**Set task:**
Please return exactly the run of lines that begins with the line containing "Clone this chart" and ends with the line containing "import * as", pictures excluded.
# Start of Data in this exercise
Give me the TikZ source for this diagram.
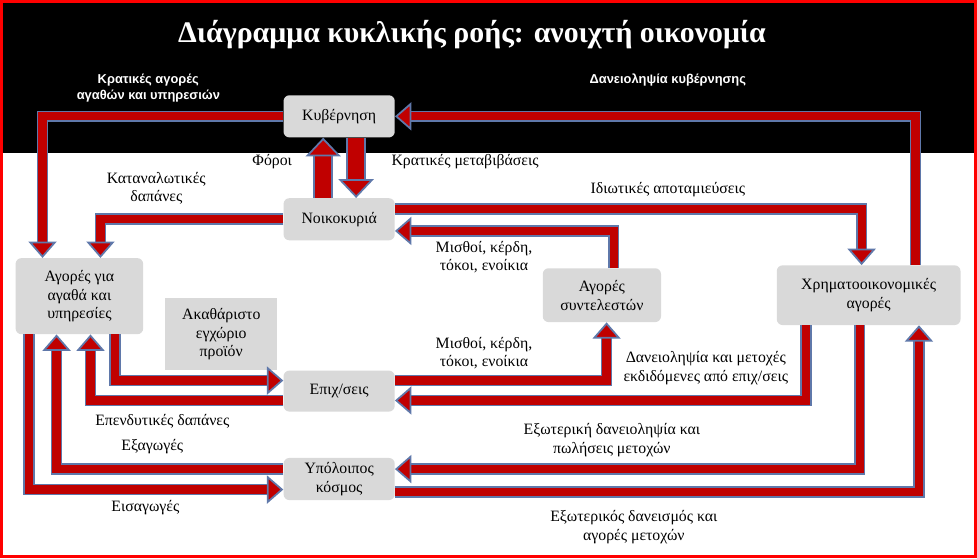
\documentclass[tikz,border=0pt]{standalone}
\usepackage{fontspec}
\setmainfont{Liberation Serif}
\setsansfont{Liberation Sans}
\usetikzlibrary{arrows.meta}
\definecolor{flowred}{HTML}{C00000}
\definecolor{flowblue}{RGB}{95,120,170}
\definecolor{boxgray}{HTML}{D9D9D9}
\tikzset{
  box/.style={fill=boxgray, rounded corners=5pt, align=center, inner sep=2pt,
    minimum width=95pt, minimum height=36pt, font=\fontsize{13.5}{16}\selectfont},
  flow/.style={draw=flowblue, line width=1.5pt, double=flowred, double distance=7pt,
    -{Triangle[width=24pt,length=14pt,fill=flowred,line width=1.5pt]}},
  bigflow/.style={flow, double distance=14pt,
    -{Triangle[width=30pt,length=16pt,fill=flowred,line width=1.5pt]}},
  lbl/.style={align=center, font=\fontsize{13.5}{16}\selectfont},
  toplbl/.style={align=center, text=white, font=\sffamily\bfseries\fontsize{11}{14}\selectfont}
}
\begin{document}
\begin{tikzpicture}[x=0.03cm, y=-0.03cm]
% background
\fill[white] (0,0) rectangle (977,558);
\fill[black] (0,0) rectangle (977,153);
\draw[red, line width=2.5pt] (1,1) rectangle (976,557);
\node[text=white, font=\bfseries\fontsize{25.5}{30}\selectfont] (title) at (472,34) {Διάγραμμα κυκλικής ροής: ανοιχτή οικονομία};

% sectors
\node[box] (gov) at (339,116) {Κυβέρνηση};
\node[box] (hh) at (339,219) {Νοικοκυριά};
\node[box, minimum width=109pt, minimum height=65pt] (goods) at (79,296) {Αγορές για\\αγαθά και\\υπηρεσίες};
\node[box, rounded corners=0pt, minimum width=96pt, minimum height=61pt] (gdp) at (221,334) {Ακαθάριστο\\εγχώριο\\προϊόν};
\node[box, minimum width=101pt, minimum height=46pt] (fac) at (602,295) {Αγορές\\συντελεστών};
\node[box, minimum width=157pt, minimum height=51pt] (fin) at (869,295) {Χρηματοοικονομικές\\αγορές};
\node[box, minimum height=35pt] (firms) at (339,391) {Επιχ/σεις};
\node[box] (world) at (339,479) {Υπόλοιπος\\κόσμος};

% flows
\draw[flow] (gov.west) -| ([xshift=-31.5pt]goods.north);
\draw[flow] ([xshift=40pt]fin.north) |- (gov.east);
\draw[bigflow] ([xshift=-13.6pt]hh.north) -- ([xshift=-13.6pt]gov.south);
\draw[bigflow] ([xshift=14.5pt]gov.south) -- ([xshift=14.5pt]hh.north);
\draw[flow] (hh.west) -| ([xshift=18pt]goods.north);
\draw[flow] ([yshift=9pt]hh.east) -| ([xshift=-6pt]fin.north);
\draw[flow] ([xshift=10pt]fac.north) |- ([yshift=-10pt]hh.east);
\draw[flow] ([yshift=9pt]firms.east) -| ([xshift=4pt]fac.south);
\draw[flow] ([xshift=-53.5pt]fin.south) |- ([yshift=-8pt]firms.east);
\draw[flow] ([xshift=30.6pt]goods.south) |- ([yshift=9pt]firms.west);
\draw[flow] ([yshift=-8pt]firms.west) -| ([xshift=9.5pt]goods.south);
\draw[flow] ([yshift=8.5pt]world.west) -| ([xshift=-19.5pt]goods.south);
\draw[flow] ([xshift=-43pt]goods.south) |- ([yshift=-9pt]world.west);
\draw[flow] ([xshift=-7.7pt]fin.south) |- ([yshift=8.5pt]world.east);
\draw[flow] ([yshift=-11pt]world.east) -| ([xshift=43pt]fin.south);

% labels
\node[toplbl] (l1) at (148,88) {Κρατικές αγορές\\αγαθών και υπηρεσιών};
\node[toplbl] (l2) at (668,80) {Δανειοληψία κυβέρνησης};
\node[lbl] (l3) at (272,161) {Φόροι};
\node[lbl] (l4) at (465,161) {Κρατικές μεταβιβάσεις};
\node[lbl] (l5) at (156,188) {Καταναλωτικές\\δαπάνες};
\node[lbl] (l6) at (668,189) {Ιδιωτικές αποταμιεύσεις};
\node[lbl] (l7) at (484,257) {Μισθοί, κέρδη,\\τόκοι, ενοίκια};
\node[lbl] (l8) at (484,353) {Μισθοί, κέρδη,\\τόκοι, ενοίκια};
\node[lbl] (l9) at (706,368) {Δανειοληψία και μετοχές\\εκδιδόμενες από επιχ/σεις};
\node[lbl] (l10) at (162,421) {Επενδυτικές δαπάνες};
\node[lbl] (l11) at (152,447) {Εξαγωγές};
\node[lbl] (l12) at (145,508) {Εισαγωγές};
\node[lbl] (l13) at (612,440) {Εξωτερική δανειοληψία και\\πωλήσεις μετοχών};
\node[lbl] (l14) at (634,527) {Εξωτερικός δανεισμός και\\αγορές μετοχών};
\end{tikzpicture}
\end{document}
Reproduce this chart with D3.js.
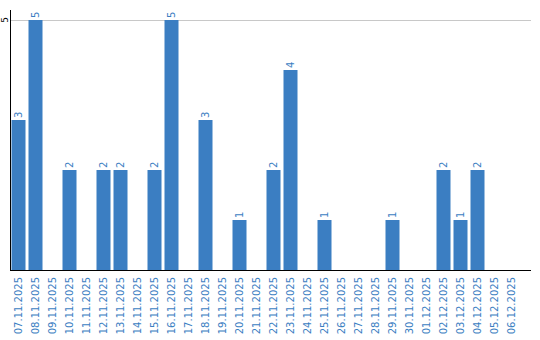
<!DOCTYPE html>
<html><head><meta charset="utf-8">
<script src="https://cdn.jsdelivr.net/npm/d3@7"></script>
<style>body{margin:0;background:#fff}svg{display:block}</style>
</head><body>
<script>
const dates = ["07.11.2025","08.11.2025","09.11.2025","10.11.2025","11.11.2025","12.11.2025","13.11.2025","14.11.2025","15.11.2025","16.11.2025","17.11.2025","18.11.2025","19.11.2025","20.11.2025","21.11.2025","22.11.2025","23.11.2025","24.11.2025","25.11.2025","26.11.2025","27.11.2025","28.11.2025","29.11.2025","30.11.2025","01.12.2025","02.12.2025","03.12.2025","04.12.2025","05.12.2025","06.12.2025"];
const values = [3,5,0,2,0,2,2,0,2,5,0,3,0,1,0,2,4,0,1,0,0,0,1,0,0,2,1,2,0,0];
const yTicks = [5];

const W = 540, H = 340;
const color = "#3b7ec2";
const svg = d3.select("body").append("svg").attr("width", W).attr("height", H);

const x = d3.scaleBand().domain(dates).range([10, 520]).paddingInner(3/17).paddingOuter(3/34);
const y = d3.scaleLinear().domain([0, 5]).range([270, 20]);

// gridline
svg.append("g").selectAll("line").data(yTicks).join("line")
  .attr("x1", 10).attr("x2", 531).attr("y1", d => y(d) + 0.5).attr("y2", d => y(d) + 0.5)
  .attr("stroke", "#c8c8c8").attr("stroke-width", 1);

// y tick labels
svg.append("g").selectAll("text").data(yTicks).join("text")
  .attr("transform", d => `translate(7.5,${y(d)}) rotate(-90)`)
  .attr("text-anchor", "middle")
  .style("font-family", "DejaVu Sans").style("font-size", "9px").attr("fill", "#000")
  .text(d => d);

// bars
const data = dates.map((d, i) => ({d, v: values[i]}));
svg.append("g").selectAll("rect").data(data.filter(e => e.v > 0)).join("rect")
  .attr("x", e => x(e.d)).attr("width", x.bandwidth())
  .attr("y", e => y(e.v)).attr("height", e => y(0) - y(e.v))
  .attr("fill", color);

// value labels
svg.append("g").selectAll("text").data(data.filter(e => e.v > 0)).join("text")
  .attr("transform", e => `translate(${x(e.d) + x.bandwidth()/2 + 3.5},${y(e.v) - 2}) rotate(-90)`)
  .attr("text-anchor", "start")
  .style("font-family", "DejaVu Sans").style("font-size", "10px").attr("fill", color)
  .text(e => e.v);

// axes lines
svg.append("line").attr("x1", 10.5).attr("x2", 10.5).attr("y1", 10).attr("y2", 270).attr("stroke", "#000");
svg.append("line").attr("x1", 10).attr("x2", 531).attr("y1", 270.5).attr("y2", 270.5).attr("stroke", "#000");

// x labels
svg.append("g").selectAll("text").data(dates).join("text")
  .attr("transform", d => `translate(${x(d) + x.bandwidth()/2 + 3},277) rotate(-90)`)
  .attr("text-anchor", "end")
  .style("font-family", "DejaVu Sans").style("font-size", "10px").attr("fill", color)
  .text(d => d);
</script>
</body></html>
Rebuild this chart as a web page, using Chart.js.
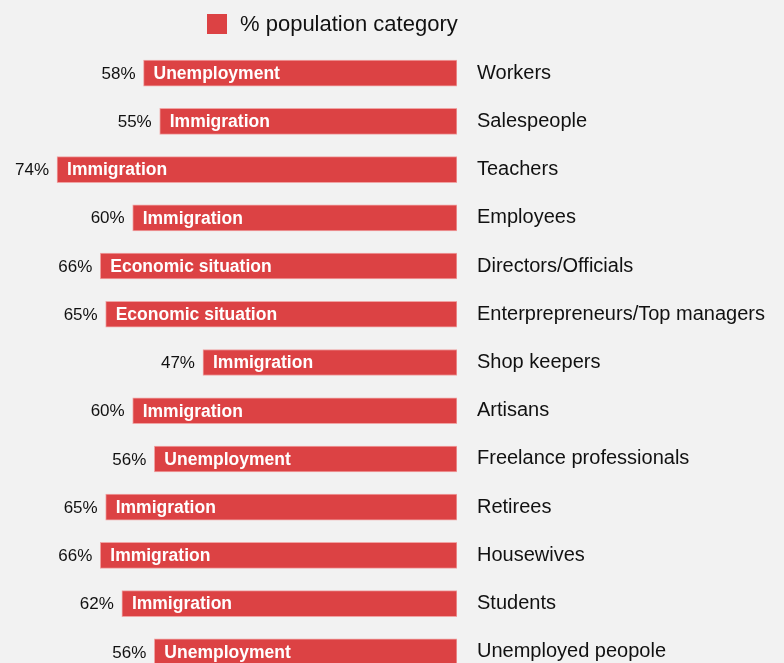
<!DOCTYPE html>
<html>
<head>
<meta charset="utf-8">
<script src="https://cdn.jsdelivr.net/npm/chart.js@4"></script>
<style>
    html, body { margin: 0; padding: 0; background: #f2f2f2; overflow: hidden; }
    #wrap { width: 784px; height: 708px; }
</style>
</head>
<body>
<div id="wrap"><canvas id="topicChart" width="784" height="708"></canvas></div>
<script>
// population categories (right side labels)
const categories = ['Workers', 'Salespeople', 'Teachers', 'Employees', 'Directors/Officials',
    'Enterprepreneurs/Top managers', 'Shop keepers', 'Artisans', 'Freelance professionals',
    'Retirees', 'Housewives', 'Students', 'Unemployed peopole'];
// % of each category naming the topic
const values = [58, 55, 74, 60, 66, 65, 47, 60, 56, 65, 66, 62, 56];
// top topic written inside each bar
const topics = ['Unemployment', 'Immigration', 'Immigration', 'Immigration', 'Economic situation',
    'Economic situation', 'Immigration', 'Immigration', 'Unemployment', 'Immigration',
    'Immigration', 'Immigration', 'Unemployment'];
const seriesLabel = '% population category';

const barColor = '#dc4244';
const fontFamily = '"Liberation Sans", Arial, sans-serif';

const barLabels = {
    id: 'barLabels',
    afterDatasetsDraw(chart) {
        const ctx = chart.ctx;
        const meta = chart.getDatasetMeta(0);
        ctx.save();
        ctx.textBaseline = 'middle';
        meta.data.forEach((bar, i) => {
            ctx.fillStyle = '#111';
            ctx.font = '17px ' + fontFamily;
            ctx.textAlign = 'right';
            ctx.fillText(values[i] + '%', bar.x - 8, bar.y + 1);
            ctx.fillStyle = '#fff';
            ctx.font = 'bold 17.5px ' + fontFamily;
            ctx.textAlign = 'left';
            ctx.fillText(topics[i], bar.x + 10, bar.y + 1);
        });
        ctx.restore();
    },
    afterDraw(chart) {
        // legend above the bars
        const ctx = chart.ctx;
        ctx.save();
        ctx.fillStyle = barColor;
        ctx.fillRect(207, 14, 20, 20);
        ctx.fillStyle = '#111';
        ctx.font = '22px ' + fontFamily;
        ctx.textAlign = 'left';
        ctx.textBaseline = 'middle';
        ctx.fillText(seriesLabel, 240, 25);
        ctx.restore();
    }
};

new Chart(document.getElementById('topicChart'), {
    type: 'bar',
    data: {
        labels: categories,
        datasets: [{
            label: seriesLabel,
            data: values,
            backgroundColor: barColor,
            borderColor: '#f0a4a4',
            borderWidth: 1,
            borderSkipped: false,
            barThickness: 26
        }]
    },
    options: {
        indexAxis: 'y',
        responsive: false,
        animation: false,
        layout: { padding: { top: 49, left: 0, right: 0, bottom: 0 } },
        plugins: {
            legend: { display: false },
            tooltip: { enabled: false }
        },
        scales: {
            x: {
                display: false,
                reverse: true,
                min: 0,
                max: 84.55
            },
            y: {
                position: 'right',
                grid: { display: false, drawTicks: false },
                border: { display: false },
                ticks: {
                    color: '#111',
                    padding: 20,
                    font: { size: 20, family: fontFamily }
                },
                afterFit: (scale) => { scale.width = 327; }
            }
        }
    },
    plugins: [barLabels]
});
</script>
</body>
</html>
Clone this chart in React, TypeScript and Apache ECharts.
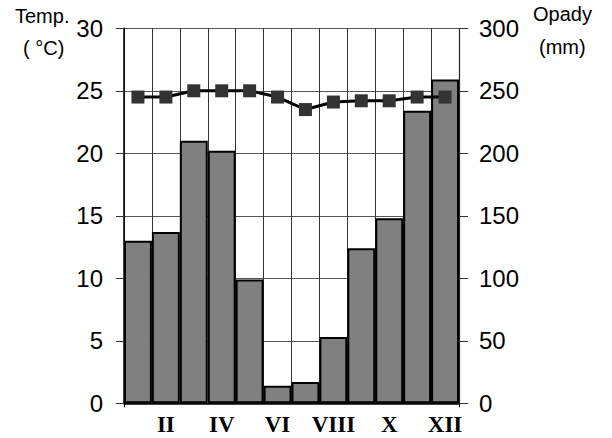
import React, { useEffect, useRef } from "react";
import * as echarts from "echarts";

const months = ["I", "II", "III", "IV", "V", "VI", "VII", "VIII", "IX", "X", "XI", "XII"];
const precipitation = [130, 137, 210, 202, 99, 14, 17, 53, 124, 148, 234, 259];
const temperature = [24.5, 24.5, 25, 25, 25, 24.5, 23.5, 24.1, 24.2, 24.2, 24.5, 24.5];
const tempTicks = { min: 0, max: 30, interval: 5 };
const precTicks = { min: 0, max: 300, interval: 50 };

export default function App() {
  const ref = useRef<HTMLDivElement>(null);
  useEffect(() => {
    if (!ref.current) return;
    const chart = echarts.init(ref.current, null, { renderer: "svg" });
    const sans = "Liberation Sans, Arial, sans-serif";
    const serif = "Liberation Serif, Times New Roman, serif";
    chart.setOption({
      animation: false,
      backgroundColor: "#ffffff",
      grid: { left: 124, right: 153, top: 28.3, bottom: 34.7, containLabel: false },
      xAxis: {
        type: "category",
        data: months,
        boundaryGap: true,
        axisLine: { show: true, lineStyle: { color: "#000", width: 1.5 } },
        axisTick: { show: true, length: 4, interval: (i: number) => i === 0, lineStyle: { color: "#000" } },
        axisLabel: {
          interval: (i: number) => i % 2 === 1,
          fontFamily: serif,
          fontWeight: "bold",
          fontSize: 23,
          color: "#000",
          margin: 10,
        },
        splitLine: { show: true, interval: 0, lineStyle: { color: "#333", width: 1 } },
      },
      yAxis: [
        {
          type: "value",
          min: tempTicks.min,
          max: tempTicks.max,
          interval: tempTicks.interval,
          axisLine: { show: true, lineStyle: { color: "#000", width: 1.5 } },
          axisTick: { show: true, inside: false, length: 8, lineStyle: { color: "#333" } },
          axisLabel: { fontFamily: sans, fontSize: 24, color: "#000", margin: 21 },
          splitLine: { show: true, lineStyle: { color: "#555", width: 1 } },
        },
        {
          type: "value",
          min: precTicks.min,
          max: precTicks.max,
          interval: precTicks.interval,
          position: "right",
          axisLine: { show: true, lineStyle: { color: "#222", width: 1.2 } },
          axisTick: { show: true, inside: false, length: 9, lineStyle: { color: "#333" } },
          axisLabel: { fontFamily: sans, fontSize: 24, color: "#000", margin: 20 },
          splitLine: { show: false },
        },
      ],
      series: [
        {
          type: "bar",
          yAxisIndex: 1,
          data: precipitation,
          barCategoryGap: "0%",
          itemStyle: { color: "#808080", borderColor: "#000", borderWidth: 2 },
          z: 2,
        },
        {
          type: "line",
          yAxisIndex: 0,
          data: temperature,
          symbol: "rect",
          symbolSize: 13,
          lineStyle: { color: "#000", width: 3 },
          itemStyle: { color: "#333333", borderWidth: 0 },
          z: 5,
        },
      ],
      graphic: [
        { type: "text", left: 15, top: 6, style: { text: "Temp.", font: `20px ${sans}`, fill: "#000" } },
        { type: "text", left: 23, top: 38, style: { text: "( °C)", font: `20px ${sans}`, fill: "#000" } },
        { type: "text", left: 533, top: 4, style: { text: "Opady", font: `20px ${sans}`, fill: "#000" } },
        { type: "text", left: 539, top: 37, style: { text: "(mm)", font: `20px ${sans}`, fill: "#000" } },
      ],
    });
    return () => chart.dispose();
  }, []);
  return <div ref={ref} style={{ position: "fixed", left: 0, top: 0, width: 612, height: 438 }} />;
}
# End of Data in this exercise
**Solution for this exercise:**
Clone this chart in React, TypeScript and Apache ECharts.
import React, { useEffect, useRef } from "react";
import * as echarts from "echarts";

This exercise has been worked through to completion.